11.1 Exercises

Note: Some of these exercises require the Banthracis proteome BanthracisProteome.txt. You may get the file as follows:

$ # download the zipped file using wget
$ wget --compression=auto https://bitbucket.org/wegmannlabteaching/bash_lecture/raw/master/Files/BanthracisProteome.txt.gz
$ # unzip the file
$ gunzip BanthracisProteome.txt.gz

11.1.1 R and bash

See Section 12.0.19 for solutions.

  1. Use R to print 1000 normally distributed random numbers with specific mean µ=10 to STDOUT and use awk to calculate their mean.

  2. Write a bash script that automatically downloads the current temperature at Swiss meteo stations and plots them as a function of the altitude at which they are measured. Use wget URL to download the data from here, then use cut to extract the relevant columns and R to plot to pdf. The script should further print the current temperature in Fribourg to the console and delete the downloaded file, as well as intermediate files.

  3. Use awk and R to plot the protein length in amino acids (AA) against their molecular weight of all proteins in BanthracisProteome.txt (the info is given on lines starting with SQ).

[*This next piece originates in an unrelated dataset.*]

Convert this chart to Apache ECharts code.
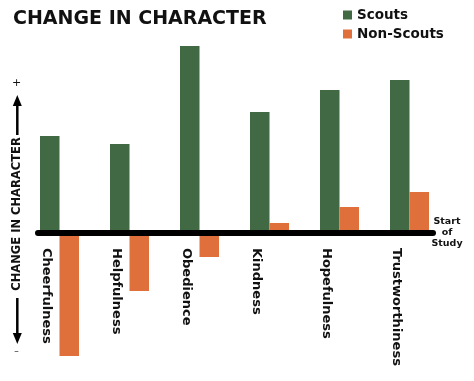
<!DOCTYPE html>
<html>
<head>
<meta charset="utf-8">
<script src="https://cdn.jsdelivr.net/npm/echarts@6/dist/echarts.min.js"></script>
<style>
html,body{margin:0;padding:0;background:#fff;}
#c{width:474px;height:381px;}
</style>
</head>
<body>
<div id="c"></div>
<script>
const categories = ['Cheerfulness', 'Helpfulness', 'Obedience', 'Kindness', 'Hopefulness', 'Trustworthiness'];
const scouts = [97, 89, 187, 121, 143, 153];
const nonScouts = [-123, -58, -24, 10, 26, 41];
const yMin = -127, yMax = 193;

const GREEN = '#416943';
const ORANGE = '#e0703b';
const FONT = 'DejaVu Sans';

const chart = echarts.init(document.getElementById('c'));
chart.setOption({
  animation: false,
  backgroundColor: '#fff',
  title: {
    text: 'CHANGE IN CHARACTER',
    left: 13, top: 10, padding: 0,
    textStyle: { fontFamily: FONT, fontWeight: 'bold', fontSize: 19, color: '#111' }
  },
  legend: {
    orient: 'vertical',
    left: 343, top: 8, padding: 0,
    itemWidth: 9, itemHeight: 9, itemGap: 5,
    icon: 'rect',
    textStyle: { fontFamily: FONT, fontWeight: 'bold', fontSize: 13.5, lineHeight: 13.5, color: '#111' },
    data: ['Scouts', 'Non-Scouts']
  },
  grid: [
    { left: 24.5, right: 29.5, top: 40, bottom: 21, outerBoundsMode: 'none', containLabel: false },
    { left: 38, right: 41, top: 40, bottom: 21, outerBoundsMode: 'none', containLabel: false }
  ],
  xAxis: [
    {
      type: 'category', gridIndex: 0, data: categories,
      offset: yMin, z: 12,
      axisLine: { show: false, onZero: false },
      axisTick: { show: false },
      axisLabel: {
        rotate: -90, margin: 15, interval: 0,
        fontFamily: FONT, fontWeight: 'bold', fontSize: 13, color: '#111',
        verticalAlign: 'top', lineHeight: 26
      }
    },
    {
      type: 'value', gridIndex: 1, min: 0, max: 1, z: 10,
      splitLine: { show: false }, axisTick: { show: false }, axisLabel: { show: false },
      axisLine: { show: true, onZero: true, lineStyle: { color: '#000', width: 6 } },
      name: 'Start\nof\nStudy', nameLocation: 'end', nameGap: 14,
      nameTextStyle: { fontFamily: FONT, fontWeight: 'bold', fontSize: 9.5, lineHeight: 11, color: '#111', align: 'center', verticalAlign: 'middle' }
    }
  ],
  yAxis: [
    { type: 'value', gridIndex: 0, min: yMin, max: yMax, show: false },
    { type: 'value', gridIndex: 1, min: yMin, max: yMax, show: false }
  ],
  series: [
    { name: 'Scouts', type: 'bar', xAxisIndex: 0, yAxisIndex: 0, data: scouts, barWidth: 19.5, barGap: '0%', itemStyle: { color: GREEN } },
    { name: 'Non-Scouts', type: 'bar', xAxisIndex: 0, yAxisIndex: 0, data: nonScouts, barWidth: 19.5, barGap: '0%', itemStyle: { color: ORANGE } }
  ],
  graphic: [
    { type: 'text', x: 17.5, y: 214, rotation: Math.PI / 2,
      style: { text: 'CHANGE IN CHARACTER', fontFamily: FONT, fontWeight: 'bold', fontSize: 11.5, fill: '#111', textAlign: 'center', textVerticalAlign: 'middle' } },
    { type: 'text', x: 16.5, y: 83,
      style: { text: '+', fontFamily: FONT, fontSize: 11, fill: '#111', textAlign: 'center', textVerticalAlign: 'middle' } },
    { type: 'text', x: 16.5, y: 352,
      style: { text: '–', fontFamily: FONT, fontSize: 9, fill: '#111', textAlign: 'center', textVerticalAlign: 'middle' } },
    { type: 'line', shape: { x1: 17.3, y1: 104, x2: 17.3, y2: 135 }, style: { stroke: '#000', lineWidth: 2.5 } },
    { type: 'polygon', shape: { points: [[17.3, 95], [12.8, 106], [21.8, 106]] }, style: { fill: '#000' } },
    { type: 'line', shape: { x1: 17.3, y1: 298, x2: 17.3, y2: 334 }, style: { stroke: '#000', lineWidth: 2.5 } },
    { type: 'polygon', shape: { points: [[17.3, 344], [12.8, 333], [21.8, 333]] }, style: { fill: '#000' } }
  ]
});
</script>
</body>
</html>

  4. Write a bash script that uses awk to extract the protein length (number of AA) of all proteins with a particular GO term (see lines starting with DR that have ”GO;“ in the second column) and R to plot it as a histogram to a pdf containing the GO Term as file name. Use a for loop to create such a histogram for GO:0005886, GO:0005737, GO:0003677, GO:0005524 and GO:0016021.